Never use an impact wrench on a manual puller unless the tool is specifically designed for it, as this can easily strip threads or shatter the cast metal of the tool. Use slow, steady hand-turning to monitor the resistance throughout the process.
If the bushing doesn’t move, resist the urge to apply more force immediately. Instead, stop, reset the tool, and introduce more penetrant or heat; forcing a seized component past its friction point is the fastest way to break the puller itself.
Prep Work: Loosening a Seized Bushing First
A puller should never be the first step in the extraction process. Before setting the tool, douse the area thoroughly with a high-quality penetrating oil and allow it to soak for at least several hours or even overnight.
Applying localized heat to the housing—not the bushing itself—can cause the metal to expand, potentially breaking the corrosion seal. Be mindful of nearby seals, wires, or rubber components that could be damaged by the torch.
Clean the threads of the puller and apply a small amount of heavy-duty grease before starting. A well-lubricated screw mechanism transmits significantly more power to the bushing rather than wasting it on internal friction within the tool.
Manual vs. Hydraulic Pullers: Which Do You Need?
Manual pullers are the workhorses for most DIY projects, offering excellent tactile feedback. The operator can “feel” the resistance, allowing for immediate adjustment if the tool begins to slip or the housing starts to deform.
Hydraulic pullers are meant for the heaviest, most rusted components that require force levels beyond human capacity.

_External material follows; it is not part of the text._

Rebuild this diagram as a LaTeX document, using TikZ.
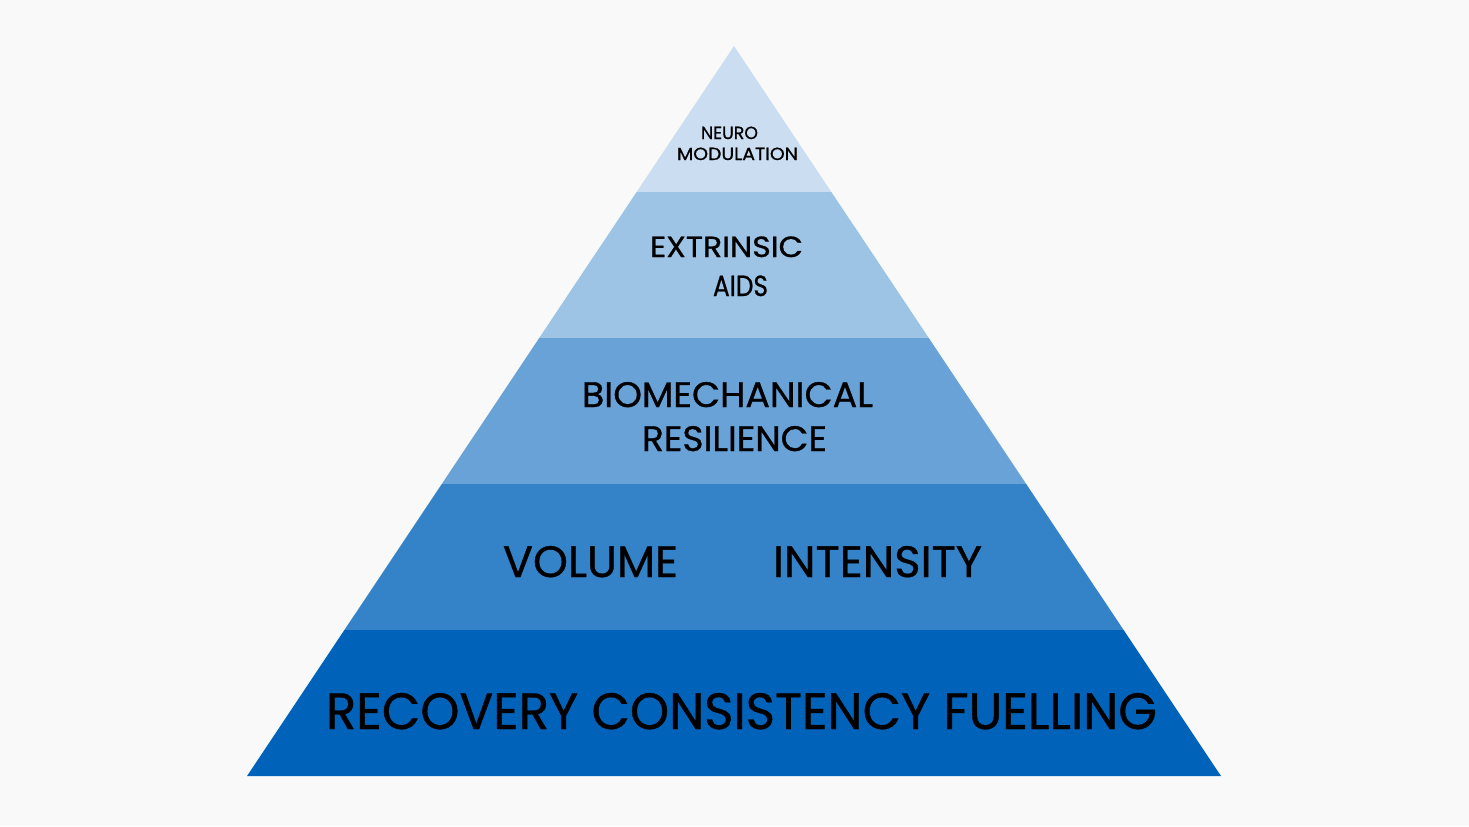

They are safer in terms of stability, but they offer less tactile feedback, which means the operator must remain hyper-vigilant to avoid damaging the housing.
For the vast majority of home garage tasks, a high-quality manual set with a proper slide hammer is more than sufficient. Reserve hydraulic options for the truly massive, industrial-grade seizures that refuse to budge after repeated manual attempts.
Choosing the right tool is about matching the device to the specific challenge of the rust and access constraints. With the right preparation and the proper puller, even the most stubborn bushing will eventually yield. Focus on steady pressure and thorough prep work to ensure success on the first attempt.